CONTINENTAL INDEMNITY COMPANY v. IPFS OF NEW YORK, LLC

United States District Court, District of Nebraska (2020)

Facts

Issue

Holding — Camp, S.J.

Rule

Reasoning

Deep Dive: How the Court Reached Its Decision

Reasoning for Motion to Alter or Amend the Judgment

The U.S. District Court for the District of Nebraska determined that the motion for prejudgment interest brought by IPFS was appropriately filed under Federal Rule of Civil Procedure 59(e), which allows for amendments to judgments. The court explained that prejudgment interest is a critical component of complete compensation for a plaintiff, meaning it is inherently tied to the merits of the underlying claim. In this case, the court identified that the cause of action arose on June 18, 2019, which was the date when CNI failed to return the unearned premium following the cancellation of the insurance policy. This failure constituted a wrongful exercise of dominion over IPFS's property, establishing the basis for IPFS's claim. The court also clarified that the entirety of the judgment amount, $479,512.95, was liquidated since there was no substantial dispute regarding the amount owed by CNI, thus permitting the inclusion of prejudgment interest. The determination that a claim is liquidated was supported by Nebraska law, which states that a liquidated claim is one where there is no reasonable controversy over both the amount due and the right to recover it. Since CNI acknowledged its obligation to return the unearned premium, the court concluded that the entire judgment was liquidated and that IPFS was entitled to prejudgment interest calculated at a statutory rate of twelve percent per annum. This calculation covered the period from the accrual of the cause of action to the judgment date, leading to the final awarded amount of $42,880.80 in prejudgment interest.

Application of State Law

The court noted that in diversity cases, the determination of prejudgment interest is governed by the substantive law of the state where the cause of action arose. In this instance, Nebraska law was applicable, and the court emphasized that under Nebraska statutes, interest on liquidated claims accrues from the date the cause of action arises until judgment is entered. Specifically, Nebraska Revised Statute § 45-104 stipulates that absent any agreement to the contrary, interest should be awarded at a rate of twelve percent per annum. The court assessed the timing of the cause of action and found that it began on June 18, 2019, when CNI failed to return the unearned premium. The court also ruled that the prejudgment interest would apply to the entire liquidated judgment amount, which was supported by both the statutory language and the nature of the claims presented. Ultimately, the court's application of Nebraska law resulted in a calculated prejudgment interest amount that was consistent with statutory provisions, affirming IPFS's right to recover for the period leading up to the judgment.

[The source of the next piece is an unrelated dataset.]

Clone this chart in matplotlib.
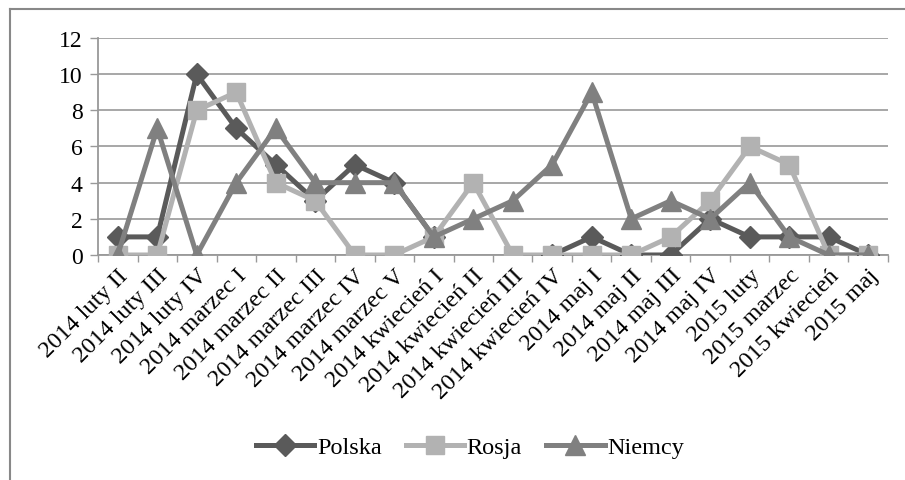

Determination of Liquidated Claims

In assessing whether IPFS's claims were liquidated, the court examined the nature of the dispute regarding the amount owed. A claim is considered liquidated when there is no reasonable controversy over both the amount due and the plaintiff's right to recover. The court found that at least $300,435.81 of the judgment was undisputed by CNI, which further solidified the assertion that the entire judgment was, in fact, liquidated. Although CNI contested the total amount owed, the court ruled that the mere contestation alone does not establish a reasonable controversy. CNI's argument failed to provide a legally reasonable basis for disputing the amount, as it had previously acknowledged its obligation to return the unearned premiums. This acknowledgment was critical to the court’s conclusion that IPFS was entitled to prejudgment interest on the entire judgment amount, reinforcing the principle that the right to recover had been conclusively established.

Calculation of Prejudgment Interest

The court undertook the task of calculating the prejudgment interest owed to IPFS based on the liquidated judgment amount. The statutory rate of twelve percent per annum was applied to the full judgment sum of $479,512.95, leading to a daily interest rate of $157.65. The court then calculated the time period from June 18, 2019, the date the cause of action arose, to March 16, 2020, the date of the judgment entry, which totaled 272 days. By multiplying the daily interest rate by the number of days, the court determined that the total prejudgment interest amounted to $42,880.80. Although IPFS had originally requested a slightly higher amount of $43,038.45, the court's calculation clarified that the discrepancy was due to the precise counting of days involved in the interest accrual period. The court's meticulous approach to calculating the amount ensured that IPFS received the appropriate compensation for the period leading to the judgment.

Conclusion of the Court

The court ultimately granted IPFS's motion to alter or amend the judgment to include the prejudgment interest, thereby reaffirming IPFS's entitlement to complete compensation for its claims. The decision underscored the importance of prejudgment interest as a mechanism to ensure that plaintiffs are fully compensated for their losses, particularly in cases involving liquidated claims. By applying the appropriate statutory law and accurately calculating the interest owed, the court provided a clear resolution to the dispute over the judgment amount. This ruling also illustrated the court's commitment to ensuring fairness in the adjudication of financial obligations between the parties involved. The amended judgment reflected not only the original amount due but also acknowledged the time value of money through the awarded prejudgment interest, reinforcing the principles of justice and equity in the legal system.